5. **Is `sqrt(2)` a rational number?** Nope! It's a famous irrational number. You can't write `sqrt(2)` as a simple fraction (like a/b, where a and b are whole numbers). No matter how hard you try, you'll just get a never-ending, non-repeating decimal.

6. **So, what does this all mean?** We found a group of rational numbers (`E`) that wasn't empty, and it had a "ceiling" (like `2`). But its *smallest possible* "ceiling" (`sqrt(2)`) turned out *not* to be a rational number!
The completeness axiom says this smallest ceiling *should* be a rational number if we're only talking about rational numbers. Since it isn't, the completeness axiom is *not* satisfied for the rational numbers. It shows there are "gaps" in the number line if we only stick to rational numbers!

Alternative answer

Answer: The statement is false. The completeness axiom is not satisfied for rational numbers ($\mathbb{Q}$). Explain
This is a question about the **completeness axiom** for ordered fields, specifically showing it doesn't hold for **rational numbers ($\mathbb{Q}$)**. The completeness axiom basically says that if you have a group of numbers (a set) that are all smaller than some other number (it's "bounded above"), then there's a smallest number that's still bigger than or equal to all of them (its "least upper bound" or "supremum"), and this smallest number must also be in the group of numbers you're working with. We want to show this isn't true for rational numbers.
The solving step is:

1. **Understand the Goal**: We need to find a non-empty collection (set) of rational numbers that is bounded above by another rational number, but whose "least upper bound" (the smallest number that is greater than or equal to every number in the set) is *not* a rational number.

2. **Pick an "Irrational Target"**: Let's think of a number that is definitely *not* rational. A super famous one is $\sqrt{2}$ (the square root of 2). You can't write $\sqrt{2}$ as a simple fraction $\frac{p}{q}$ where $p$ and $q$ are whole numbers.

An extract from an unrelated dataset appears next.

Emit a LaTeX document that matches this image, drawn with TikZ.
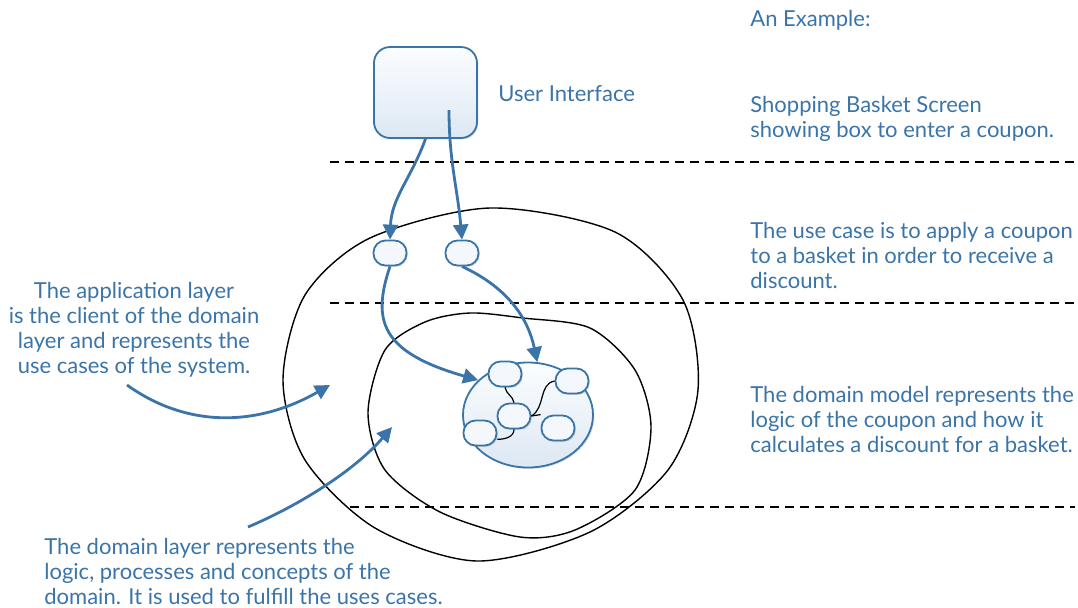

If you try to prove it, you'll always find a contradiction, meaning it's impossible! So, $\sqrt{2}$ is not a rational number.

3. **Construct a Set of Rational Numbers**: Now, let's build a set of rational numbers, let's call it $E$, that "approaches" $\sqrt{2}$ from below. We can define $E$ like this:
$E = \{x \text{ is a rational number} \mid x \text{ is positive and } x^2 < 2\}$.
* This set is **non-empty**: For example, $1$ is a rational number, and $1^2 = 1 < 2$, so $1$ is in $E$. Also, $1.4$ is in $E$ ($1.4^2 = 1.96 < 2$), and $1.41$ is in $E$ ($1.41^2 = 1.9881 < 2$).
* This set is **bounded above**: All the numbers in $E$ are smaller than $\sqrt{2}$. Since $\sqrt{2}$ is approximately $1.414$, any rational number bigger than $\sqrt{2}$ will be an upper bound. For example, $2$ is a rational number, and every number in $E$ is smaller than $2$. So, $2$ is an upper bound for $E$.

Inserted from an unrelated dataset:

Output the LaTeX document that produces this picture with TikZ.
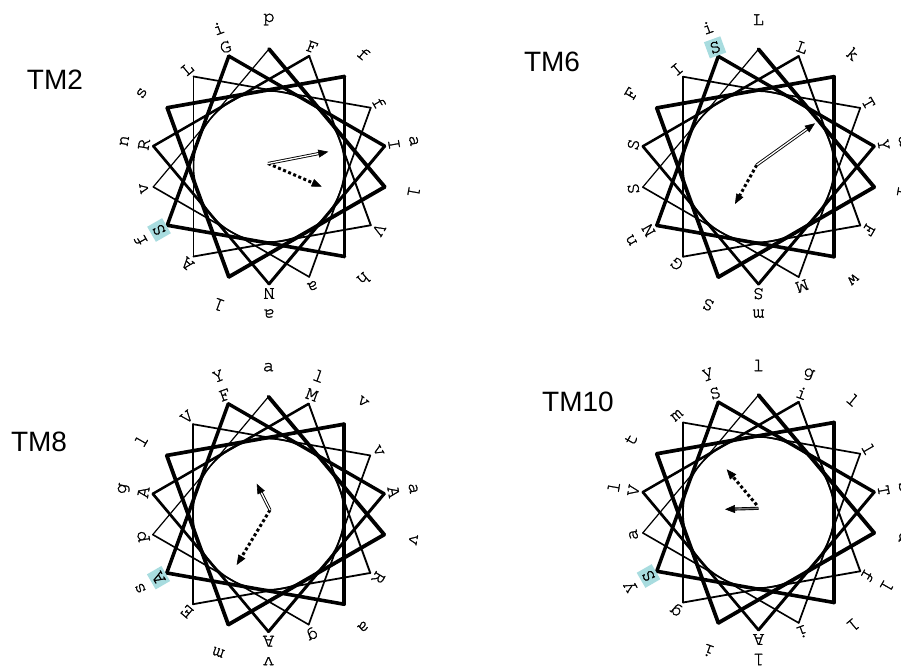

4. **Find the Least Upper Bound**: What's the smallest number that is greater than or equal to every number in $E$? As we take rational numbers closer and closer to $\sqrt{2}$ from below (like $1, 1.4, 1.41, 1.414$, etc.), they are all in $E$. The "limit" or the "tightest" upper bound for this set is exactly $\sqrt{2}$. It means that any number smaller than $\sqrt{2}$ would let some number in $E$ slip past it, so it couldn't be an upper bound. Any number larger than $\sqrt{2}$ would be an upper bound, but not the *least* one. So, the least upper bound (or $\sup E$) for our set $E$ is $\sqrt{2}$.

5. **The Conclusion**: We successfully found a non-empty set $E$ of rational numbers that is bounded above by a rational number (like $2$). However, the least upper bound of this set is $\sqrt{2}$, which we know is *not* a rational number.
Because we found a set of rational numbers whose least upper bound is *not* a rational number, the completeness axiom is not satisfied for rational numbers ($\mathbb{Q}$). This shows the statement is false.